** Start **

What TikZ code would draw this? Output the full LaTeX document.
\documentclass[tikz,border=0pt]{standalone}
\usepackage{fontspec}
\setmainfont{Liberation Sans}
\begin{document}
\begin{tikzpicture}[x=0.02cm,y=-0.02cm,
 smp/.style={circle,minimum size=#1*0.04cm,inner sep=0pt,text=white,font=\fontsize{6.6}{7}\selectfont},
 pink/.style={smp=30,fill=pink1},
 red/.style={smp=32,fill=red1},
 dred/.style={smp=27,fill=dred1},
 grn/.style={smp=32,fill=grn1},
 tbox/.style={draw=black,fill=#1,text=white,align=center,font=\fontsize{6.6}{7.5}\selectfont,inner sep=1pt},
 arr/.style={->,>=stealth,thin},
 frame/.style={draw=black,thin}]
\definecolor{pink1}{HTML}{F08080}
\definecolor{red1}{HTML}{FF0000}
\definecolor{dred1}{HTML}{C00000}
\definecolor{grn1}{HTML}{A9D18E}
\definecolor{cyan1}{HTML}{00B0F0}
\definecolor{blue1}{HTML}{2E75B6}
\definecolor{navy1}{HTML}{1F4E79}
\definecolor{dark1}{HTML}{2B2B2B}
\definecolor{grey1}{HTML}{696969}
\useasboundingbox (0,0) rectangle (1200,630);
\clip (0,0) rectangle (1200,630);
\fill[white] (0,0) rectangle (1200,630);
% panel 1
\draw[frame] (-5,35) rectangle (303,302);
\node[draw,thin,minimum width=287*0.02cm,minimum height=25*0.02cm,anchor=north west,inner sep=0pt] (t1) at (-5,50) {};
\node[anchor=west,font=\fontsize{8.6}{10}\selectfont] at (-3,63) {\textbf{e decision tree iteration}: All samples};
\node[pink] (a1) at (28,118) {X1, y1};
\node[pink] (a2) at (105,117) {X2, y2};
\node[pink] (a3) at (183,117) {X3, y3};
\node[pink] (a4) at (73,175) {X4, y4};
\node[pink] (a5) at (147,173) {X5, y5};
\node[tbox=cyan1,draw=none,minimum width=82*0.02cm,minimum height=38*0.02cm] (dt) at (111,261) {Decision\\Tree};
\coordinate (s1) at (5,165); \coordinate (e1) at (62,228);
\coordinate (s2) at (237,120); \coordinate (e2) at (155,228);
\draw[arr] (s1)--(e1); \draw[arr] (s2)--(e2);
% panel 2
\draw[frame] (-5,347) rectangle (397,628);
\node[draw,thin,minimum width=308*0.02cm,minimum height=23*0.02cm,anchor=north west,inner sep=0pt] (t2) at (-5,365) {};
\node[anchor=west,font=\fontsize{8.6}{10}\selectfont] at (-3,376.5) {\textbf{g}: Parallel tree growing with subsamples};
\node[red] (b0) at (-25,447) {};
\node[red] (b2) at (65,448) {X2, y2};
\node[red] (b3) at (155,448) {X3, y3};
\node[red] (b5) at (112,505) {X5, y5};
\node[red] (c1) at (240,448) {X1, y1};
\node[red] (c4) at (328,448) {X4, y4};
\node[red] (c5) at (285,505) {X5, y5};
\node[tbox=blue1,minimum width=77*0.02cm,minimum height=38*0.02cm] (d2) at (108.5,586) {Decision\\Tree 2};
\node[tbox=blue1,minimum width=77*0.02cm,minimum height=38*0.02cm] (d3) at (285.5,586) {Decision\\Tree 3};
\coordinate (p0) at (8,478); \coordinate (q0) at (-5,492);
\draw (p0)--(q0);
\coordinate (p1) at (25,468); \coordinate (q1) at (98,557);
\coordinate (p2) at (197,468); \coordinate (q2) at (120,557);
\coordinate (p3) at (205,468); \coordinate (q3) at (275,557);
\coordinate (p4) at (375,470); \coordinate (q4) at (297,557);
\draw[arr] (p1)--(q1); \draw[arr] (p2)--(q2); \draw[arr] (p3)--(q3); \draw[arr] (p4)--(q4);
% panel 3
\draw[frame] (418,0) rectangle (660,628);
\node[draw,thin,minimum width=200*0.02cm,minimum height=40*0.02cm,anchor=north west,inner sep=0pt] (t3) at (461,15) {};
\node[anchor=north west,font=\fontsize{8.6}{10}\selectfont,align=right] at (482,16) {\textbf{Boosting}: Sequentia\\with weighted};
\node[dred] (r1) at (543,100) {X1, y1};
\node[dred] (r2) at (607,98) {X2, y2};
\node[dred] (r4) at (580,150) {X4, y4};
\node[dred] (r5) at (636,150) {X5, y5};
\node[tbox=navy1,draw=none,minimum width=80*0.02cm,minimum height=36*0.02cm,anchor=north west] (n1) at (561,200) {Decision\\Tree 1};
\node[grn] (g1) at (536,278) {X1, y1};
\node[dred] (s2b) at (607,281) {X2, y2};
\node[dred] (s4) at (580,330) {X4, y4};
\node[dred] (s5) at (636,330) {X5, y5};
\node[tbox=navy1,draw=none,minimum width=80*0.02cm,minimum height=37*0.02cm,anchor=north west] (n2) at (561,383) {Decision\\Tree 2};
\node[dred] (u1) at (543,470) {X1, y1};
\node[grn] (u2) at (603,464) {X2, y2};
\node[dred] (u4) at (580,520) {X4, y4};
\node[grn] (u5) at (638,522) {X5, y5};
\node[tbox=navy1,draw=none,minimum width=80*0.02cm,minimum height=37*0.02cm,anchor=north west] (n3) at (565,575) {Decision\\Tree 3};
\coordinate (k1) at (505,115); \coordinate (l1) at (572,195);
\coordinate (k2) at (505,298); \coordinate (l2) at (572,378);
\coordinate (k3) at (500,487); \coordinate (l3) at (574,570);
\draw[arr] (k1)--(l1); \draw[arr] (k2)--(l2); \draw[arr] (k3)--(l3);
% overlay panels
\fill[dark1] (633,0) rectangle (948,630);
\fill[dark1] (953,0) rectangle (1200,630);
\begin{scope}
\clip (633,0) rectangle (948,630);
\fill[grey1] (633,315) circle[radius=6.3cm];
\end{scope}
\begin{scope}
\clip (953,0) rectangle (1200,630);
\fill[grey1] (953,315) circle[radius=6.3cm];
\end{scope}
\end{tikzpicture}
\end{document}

** End **

→ **WORK REQUIRED**
Exactly reproduce every line of the data above.

→ **FULL ANSWER**
What TikZ code would draw this? Output the full LaTeX document.
\documentclass[tikz,border=0pt]{standalone}
\usepackage{fontspec}
\setmainfont{Liberation Sans}
\begin{document}
\begin{tikzpicture}[x=0.02cm,y=-0.02cm,
 smp/.style={circle,minimum size=#1*0.04cm,inner sep=0pt,text=white,font=\fontsize{6.6}{7}\selectfont},
 pink/.style={smp=30,fill=pink1},
 red/.style={smp=32,fill=red1},
 dred/.style={smp=27,fill=dred1},
 grn/.style={smp=32,fill=grn1},
 tbox/.style={draw=black,fill=#1,text=white,align=center,font=\fontsize{6.6}{7.5}\selectfont,inner sep=1pt},
 arr/.style={->,>=stealth,thin},
 frame/.style={draw=black,thin}]
\definecolor{pink1}{HTML}{F08080}
\definecolor{red1}{HTML}{FF0000}
\definecolor{dred1}{HTML}{C00000}
\definecolor{grn1}{HTML}{A9D18E}
\definecolor{cyan1}{HTML}{00B0F0}
\definecolor{blue1}{HTML}{2E75B6}
\definecolor{navy1}{HTML}{1F4E79}
\definecolor{dark1}{HTML}{2B2B2B}
\definecolor{grey1}{HTML}{696969}
\useasboundingbox (0,0) rectangle (1200,630);
\clip (0,0) rectangle (1200,630);
\fill[white] (0,0) rectangle (1200,630);
% panel 1
\draw[frame] (-5,35) rectangle (303,302);
\node[draw,thin,minimum width=287*0.02cm,minimum height=25*0.02cm,anchor=north west,inner sep=0pt] (t1) at (-5,50) {};
\node[anchor=west,font=\fontsize{8.6}{10}\selectfont] at (-3,63) {\textbf{e decision tree iteration}: All samples};
\node[pink] (a1) at (28,118) {X1, y1};
\node[pink] (a2) at (105,117) {X2, y2};
\node[pink] (a3) at (183,117) {X3, y3};
\node[pink] (a4) at (73,175) {X4, y4};
\node[pink] (a5) at (147,173) {X5, y5};
\node[tbox=cyan1,draw=none,minimum width=82*0.02cm,minimum height=38*0.02cm] (dt) at (111,261) {Decision\\Tree};
\coordinate (s1) at (5,165); \coordinate (e1) at (62,228);
\coordinate (s2) at (237,120); \coordinate (e2) at (155,228);
\draw[arr] (s1)--(e1); \draw[arr] (s2)--(e2);
% panel 2
\draw[frame] (-5,347) rectangle (397,628);
\node[draw,thin,minimum width=308*0.02cm,minimum height=23*0.02cm,anchor=north west,inner sep=0pt] (t2) at (-5,365) {};
\node[anchor=west,font=\fontsize{8.6}{10}\selectfont] at (-3,376.5) {\textbf{g}: Parallel tree growing with subsamples};
\node[red] (b0) at (-25,447) {};
\node[red] (b2) at (65,448) {X2, y2};
\node[red] (b3) at (155,448) {X3, y3};
\node[red] (b5) at (112,505) {X5, y5};
\node[red] (c1) at (240,448) {X1, y1};
\node[red] (c4) at (328,448) {X4, y4};
\node[red] (c5) at (285,505) {X5, y5};
\node[tbox=blue1,minimum width=77*0.02cm,minimum height=38*0.02cm] (d2) at (108.5,586) {Decision\\Tree 2};
\node[tbox=blue1,minimum width=77*0.02cm,minimum height=38*0.02cm] (d3) at (285.5,586) {Decision\\Tree 3};
\coordinate (p0) at (8,478); \coordinate (q0) at (-5,492);
\draw (p0)--(q0);
\coordinate (p1) at (25,468); \coordinate (q1) at (98,557);
\coordinate (p2) at (197,468); \coordinate (q2) at (120,557);
\coordinate (p3) at (205,468); \coordinate (q3) at (275,557);
\coordinate (p4) at (375,470); \coordinate (q4) at (297,557);
\draw[arr] (p1)--(q1); \draw[arr] (p2)--(q2); \draw[arr] (p3)--(q3); \draw[arr] (p4)--(q4);
% panel 3
\draw[frame] (418,0) rectangle (660,628);
\node[draw,thin,minimum width=200*0.02cm,minimum height=40*0.02cm,anchor=north west,inner sep=0pt] (t3) at (461,15) {};
\node[anchor=north west,font=\fontsize{8.6}{10}\selectfont,align=right] at (482,16) {\textbf{Boosting}: Sequentia\\with weighted};
\node[dred] (r1) at (543,100) {X1, y1};
\node[dred] (r2) at (607,98) {X2, y2};
\node[dred] (r4) at (580,150) {X4, y4};
\node[dred] (r5) at (636,150) {X5, y5};
\node[tbox=navy1,draw=none,minimum width=80*0.02cm,minimum height=36*0.02cm,anchor=north west] (n1) at (561,200) {Decision\\Tree 1};
\node[grn] (g1) at (536,278) {X1, y1};
\node[dred] (s2b) at (607,281) {X2, y2};
\node[dred] (s4) at (580,330) {X4, y4};
\node[dred] (s5) at (636,330) {X5, y5};
\node[tbox=navy1,draw=none,minimum width=80*0.02cm,minimum height=37*0.02cm,anchor=north west] (n2) at (561,383) {Decision\\Tree 2};
\node[dred] (u1) at (543,470) {X1, y1};
\node[grn] (u2) at (603,464) {X2, y2};
\node[dred] (u4) at (580,520) {X4, y4};
\node[grn] (u5) at (638,522) {X5, y5};
\node[tbox=navy1,draw=none,minimum width=80*0.02cm,minimum height=37*0.02cm,anchor=north west] (n3) at (565,575) {Decision\\Tree 3};
\coordinate (k1) at (505,115); \coordinate (l1) at (572,195);
\coordinate (k2) at (505,298); \coordinate (l2) at (572,378);
\coordinate (k3) at (500,487); \coordinate (l3) at (574,570);
\draw[arr] (k1)--(l1); \draw[arr] (k2)--(l2); \draw[arr] (k3)--(l3);
% overlay panels
\fill[dark1] (633,0) rectangle (948,630);
\fill[dark1] (953,0) rectangle (1200,630);
\begin{scope}
\clip (633,0) rectangle (948,630);
\fill[grey1] (633,315) circle[radius=6.3cm];
\end{scope}
\begin{scope}
\clip (953,0) rectangle (1200,630);
\fill[grey1] (953,315) circle[radius=6.3cm];
\end{scope}
\end{tikzpicture}
\end{document}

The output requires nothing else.